Even though almost half of Myanmar is still covered in forest area, deforestation is a real problem, as is the destruction of wildlife population. Scientists have recently uncovered video footage, of red pandas, and it was apparent that their habitat is declining, even though there are parts of Myanmar that are virtually unexplored.

Antarctica's subglacial lakes

First discovered in 1973, massive subglacial lakes in Antarctica have fascinated scientists for years. While there are now 400 known subglacial lakes in the 5 million square miles of frozen area, plenty are not known. Also unknown are the ins and outs of the complex ecosystem that thrives under so many thousands of feet of ice.

It was very important to Russian scientists to be the first to get a sample from a subglacial lake, and they started digging into Lake Vostok in 1953. The drilling was suspended in the late 1990s, but it seems that they're making good headway now.
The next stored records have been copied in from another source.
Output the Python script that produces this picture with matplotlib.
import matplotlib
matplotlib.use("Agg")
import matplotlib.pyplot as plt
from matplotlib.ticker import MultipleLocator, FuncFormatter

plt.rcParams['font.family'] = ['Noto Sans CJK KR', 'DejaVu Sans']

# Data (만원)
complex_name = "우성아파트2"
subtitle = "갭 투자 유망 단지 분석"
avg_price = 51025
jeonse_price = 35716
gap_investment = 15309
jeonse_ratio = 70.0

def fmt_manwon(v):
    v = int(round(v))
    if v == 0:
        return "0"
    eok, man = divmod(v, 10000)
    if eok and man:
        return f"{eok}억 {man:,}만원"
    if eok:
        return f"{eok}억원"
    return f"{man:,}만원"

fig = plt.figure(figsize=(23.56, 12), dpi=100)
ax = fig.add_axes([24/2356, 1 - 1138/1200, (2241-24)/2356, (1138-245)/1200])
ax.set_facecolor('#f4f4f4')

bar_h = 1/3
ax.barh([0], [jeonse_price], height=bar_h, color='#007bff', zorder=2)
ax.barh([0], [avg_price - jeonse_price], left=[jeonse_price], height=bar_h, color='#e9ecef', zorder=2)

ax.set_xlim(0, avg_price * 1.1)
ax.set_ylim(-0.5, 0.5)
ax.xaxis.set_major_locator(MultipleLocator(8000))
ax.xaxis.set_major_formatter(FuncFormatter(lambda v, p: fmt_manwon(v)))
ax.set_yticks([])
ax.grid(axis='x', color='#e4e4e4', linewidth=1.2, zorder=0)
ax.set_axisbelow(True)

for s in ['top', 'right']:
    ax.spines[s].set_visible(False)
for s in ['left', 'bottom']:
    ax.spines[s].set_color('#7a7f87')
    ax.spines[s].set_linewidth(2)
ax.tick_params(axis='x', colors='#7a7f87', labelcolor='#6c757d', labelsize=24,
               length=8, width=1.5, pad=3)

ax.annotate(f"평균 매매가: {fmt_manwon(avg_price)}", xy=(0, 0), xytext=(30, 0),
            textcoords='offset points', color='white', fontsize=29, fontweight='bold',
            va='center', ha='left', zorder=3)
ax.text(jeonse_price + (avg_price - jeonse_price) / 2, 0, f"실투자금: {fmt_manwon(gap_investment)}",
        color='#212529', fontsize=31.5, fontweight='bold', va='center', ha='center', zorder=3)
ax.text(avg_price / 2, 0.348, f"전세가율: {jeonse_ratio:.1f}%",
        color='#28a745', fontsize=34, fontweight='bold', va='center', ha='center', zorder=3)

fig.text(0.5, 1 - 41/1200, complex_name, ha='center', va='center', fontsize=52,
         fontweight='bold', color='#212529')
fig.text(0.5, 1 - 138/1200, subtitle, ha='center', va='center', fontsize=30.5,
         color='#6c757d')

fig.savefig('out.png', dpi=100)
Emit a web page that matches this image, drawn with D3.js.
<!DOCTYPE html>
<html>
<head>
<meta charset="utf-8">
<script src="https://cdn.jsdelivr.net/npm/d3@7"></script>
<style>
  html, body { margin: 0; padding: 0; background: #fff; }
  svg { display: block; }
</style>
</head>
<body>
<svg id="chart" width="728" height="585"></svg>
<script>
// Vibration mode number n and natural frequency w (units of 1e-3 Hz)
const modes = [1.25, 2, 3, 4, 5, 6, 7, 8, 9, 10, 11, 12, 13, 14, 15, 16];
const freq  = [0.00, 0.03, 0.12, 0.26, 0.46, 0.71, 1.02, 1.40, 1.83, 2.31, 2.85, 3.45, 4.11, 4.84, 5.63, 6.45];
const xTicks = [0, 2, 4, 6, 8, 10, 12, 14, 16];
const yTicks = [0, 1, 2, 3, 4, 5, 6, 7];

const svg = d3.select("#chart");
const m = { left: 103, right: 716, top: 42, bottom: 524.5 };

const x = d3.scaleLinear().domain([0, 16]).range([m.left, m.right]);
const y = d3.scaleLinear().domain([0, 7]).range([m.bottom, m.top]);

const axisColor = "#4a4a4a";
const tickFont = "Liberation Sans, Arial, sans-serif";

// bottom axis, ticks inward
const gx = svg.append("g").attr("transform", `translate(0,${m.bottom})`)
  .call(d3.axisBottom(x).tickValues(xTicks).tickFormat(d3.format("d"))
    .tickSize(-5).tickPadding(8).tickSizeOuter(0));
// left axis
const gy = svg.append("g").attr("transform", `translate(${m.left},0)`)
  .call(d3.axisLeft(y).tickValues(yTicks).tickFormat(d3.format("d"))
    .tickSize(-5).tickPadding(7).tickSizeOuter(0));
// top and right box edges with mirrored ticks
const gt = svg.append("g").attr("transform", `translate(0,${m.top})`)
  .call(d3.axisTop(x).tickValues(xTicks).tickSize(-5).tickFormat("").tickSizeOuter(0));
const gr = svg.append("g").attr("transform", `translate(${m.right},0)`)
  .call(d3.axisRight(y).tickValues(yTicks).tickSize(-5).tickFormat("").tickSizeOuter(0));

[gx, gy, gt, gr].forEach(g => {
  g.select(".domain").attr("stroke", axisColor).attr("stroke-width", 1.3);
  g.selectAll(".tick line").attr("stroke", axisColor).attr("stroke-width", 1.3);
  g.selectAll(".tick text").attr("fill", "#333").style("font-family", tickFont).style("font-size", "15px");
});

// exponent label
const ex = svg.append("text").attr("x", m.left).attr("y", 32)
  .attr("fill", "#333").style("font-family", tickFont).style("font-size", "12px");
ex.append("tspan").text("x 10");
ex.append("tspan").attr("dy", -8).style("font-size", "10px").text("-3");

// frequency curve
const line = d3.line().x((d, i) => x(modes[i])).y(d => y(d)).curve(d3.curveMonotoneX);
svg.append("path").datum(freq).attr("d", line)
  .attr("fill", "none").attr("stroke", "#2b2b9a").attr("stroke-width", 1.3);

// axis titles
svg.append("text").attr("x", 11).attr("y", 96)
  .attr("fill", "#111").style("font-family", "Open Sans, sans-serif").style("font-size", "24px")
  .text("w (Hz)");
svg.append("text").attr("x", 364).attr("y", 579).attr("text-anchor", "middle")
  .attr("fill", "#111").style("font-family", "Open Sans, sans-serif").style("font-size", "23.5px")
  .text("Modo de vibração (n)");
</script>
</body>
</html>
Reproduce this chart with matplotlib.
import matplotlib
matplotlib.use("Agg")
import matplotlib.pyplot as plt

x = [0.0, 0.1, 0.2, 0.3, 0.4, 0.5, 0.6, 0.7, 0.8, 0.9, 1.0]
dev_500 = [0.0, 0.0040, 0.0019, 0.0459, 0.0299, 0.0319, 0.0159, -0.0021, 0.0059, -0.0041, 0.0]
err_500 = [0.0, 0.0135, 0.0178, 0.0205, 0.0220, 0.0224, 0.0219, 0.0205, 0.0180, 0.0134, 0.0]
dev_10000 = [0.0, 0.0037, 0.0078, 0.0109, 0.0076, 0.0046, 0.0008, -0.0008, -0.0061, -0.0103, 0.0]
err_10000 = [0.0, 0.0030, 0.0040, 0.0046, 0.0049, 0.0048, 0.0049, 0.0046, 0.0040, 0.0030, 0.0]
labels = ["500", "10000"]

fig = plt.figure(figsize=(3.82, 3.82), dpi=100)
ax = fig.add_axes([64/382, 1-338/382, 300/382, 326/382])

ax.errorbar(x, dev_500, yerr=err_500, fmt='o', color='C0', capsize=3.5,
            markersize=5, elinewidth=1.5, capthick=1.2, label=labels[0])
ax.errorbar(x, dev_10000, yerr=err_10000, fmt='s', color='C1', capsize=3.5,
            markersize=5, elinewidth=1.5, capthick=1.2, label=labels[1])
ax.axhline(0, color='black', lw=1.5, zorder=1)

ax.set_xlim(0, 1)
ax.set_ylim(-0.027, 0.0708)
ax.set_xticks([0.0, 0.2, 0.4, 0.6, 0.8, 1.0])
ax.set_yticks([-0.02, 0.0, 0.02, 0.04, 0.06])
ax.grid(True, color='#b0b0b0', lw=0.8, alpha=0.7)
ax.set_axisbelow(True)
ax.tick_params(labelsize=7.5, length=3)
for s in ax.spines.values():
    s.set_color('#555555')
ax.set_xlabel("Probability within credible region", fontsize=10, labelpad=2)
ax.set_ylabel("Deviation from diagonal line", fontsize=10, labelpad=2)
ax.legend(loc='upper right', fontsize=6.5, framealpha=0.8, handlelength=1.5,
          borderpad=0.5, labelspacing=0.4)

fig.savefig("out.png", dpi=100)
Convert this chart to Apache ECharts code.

Another successful experiment was conducted on Lake Whillans by a microbial ecologist from Montana State University, John Priscu. He got a sample from almost a half mile under the ice and reported that the ecosystem was, indeed, absolutely thriving. While there's so much unexplored and unknown about these ancient, frozen lakes, they're on scientific radars across disciplines and countries, and it's expected that easier access will exist by 2035. So, that's one upside to the whole world melting.